One in a series of letters to my son that I wrote to strengthen him as he began his high-school years
As you read the evolution chapters in your biology textbook, keep in mind the difference between interpretation and fact. Also watch for generalizations and omitted details.
Your book begins its discussion of evolution on page 252 with a section on "The Age of Earth". Right away you "learn" that Earth is 4.5 billion years old. Is that a fact? No, it's really an interpretation. The age is presented as fact, but the very next section shows that 4.5 billion years is really an interpretation of some facts.

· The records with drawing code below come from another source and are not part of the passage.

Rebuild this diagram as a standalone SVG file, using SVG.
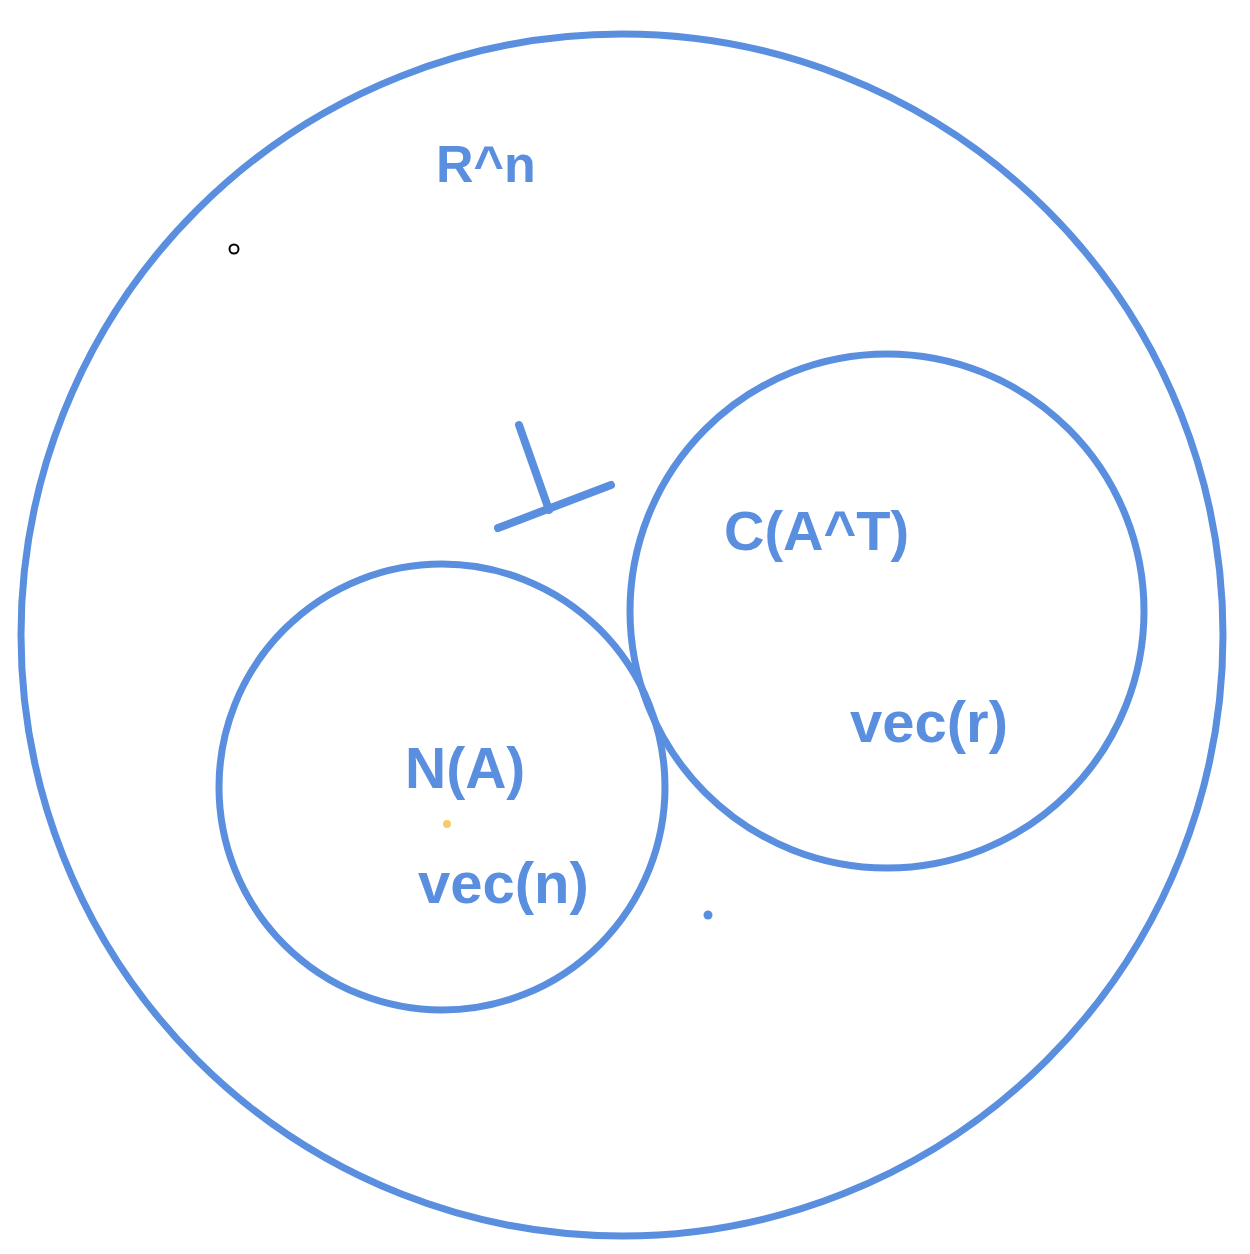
<svg xmlns="http://www.w3.org/2000/svg" width="1250" height="1254" viewBox="0 0 1250 1254">
<style>
.ring{fill:none;stroke:#5a8fe0;stroke-width:7}
.lbl{font-family:"Liberation Sans",Arial,sans-serif;font-weight:bold;fill:#5a8fe0}
.perp{stroke:#5a8fe0;stroke-width:8;stroke-linecap:round}
</style>
<rect width="1250" height="1254" fill="#ffffff"/>
<g id="space-Rn">
<circle class="ring" cx="622" cy="635" r="601"/>
<text class="lbl" x="436" y="182" font-size="52">R^n</text>
</g>
<g id="row-space">
<circle class="ring" cx="887" cy="611" r="257"/>
<text class="lbl" x="724" y="550" font-size="56">C(A^T)</text>
<text class="lbl" x="850" y="742" font-size="58">vec(r)</text>
</g>
<g id="null-space">
<circle class="ring" cx="442" cy="787" r="223"/>
<text class="lbl" x="405" y="788" font-size="57">N(A)</text>
<text class="lbl" x="418" y="903" font-size="58">vec(n)</text>
</g>
<g id="perp-symbol">
<line class="perp" x1="519" y1="425" x2="549" y2="510"/>
<line class="perp" x1="498" y1="528" x2="611" y2="485"/>
</g>
<g id="marks">
<circle cx="234" cy="249" r="4.5" fill="none" stroke="#000" stroke-width="2"/>
<circle cx="447" cy="824" r="4" fill="#f2cd6a"/>
<circle cx="708" cy="915" r="4.5" fill="#5a8fe0"/>
</g>
</svg>
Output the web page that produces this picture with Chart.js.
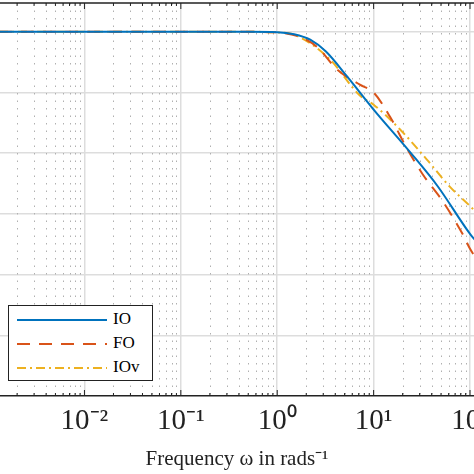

The next section is "Measuring Earth's Age". Paragraph 1 says that "scientists have estimated" Earth's age by measuring the amount of radioactive isotopes in, well, the paragraph doesn't say. The phrasing "scientists have estimated" is a generalization. Other phrasing in the paragraph points to omitted detail. Here are some questions you could ask yourself after reading that paragraph:
- Who are these scientists?
- Which isotopes are we talking about?
- What objects did they test? Presumably they looked at rocks, but the paragraph omits mention of that.
Paragraph 2 goes on to give an example of potassium-argon dating, involving the decay of potassium-40 to argon-40 and calcium-40. There is nothing to link paragraphs 1 and 2. Was potassium-argon the method used to compute the 4.5 billion years? Your textbook implies that from the juxtaposition of the two paragraphs, but you shouldn't assume something not stated explicitly.
In fact, one of the earliest people to compute a 4.5 billion-year age was Clair Patterson, and he used Uranium-Lead dating as a basis for that age. Why then did your textbook authors choose potassium-argon dating for their example? We don't know. The authors do not explain why they chose the example they did.
(By the way, Clair Patterson tested a meteorite -- a rock that crashed to Earth from space).
My goal in this letter is only to get you thinking about what you really know, personally, versus what you read in your textbook. For example, here is what I personally feel that I know after reading page 252:
The authors believe that Earth is 4.5 billion years old.
The fact I hold in my head is that "The authors believe...". We know they believe in a 4.5 billion-year age, because they said so in print, in their book, that they wrote.
Make some time in life to dig into details when a topic is interesting or important. Research the trail from facts to interpretation. Nail down specifics. You'll learn the most when you do those things. And it's fun too! Isn't it cool to know that Clair tested a rock from space to determine the age of Earth?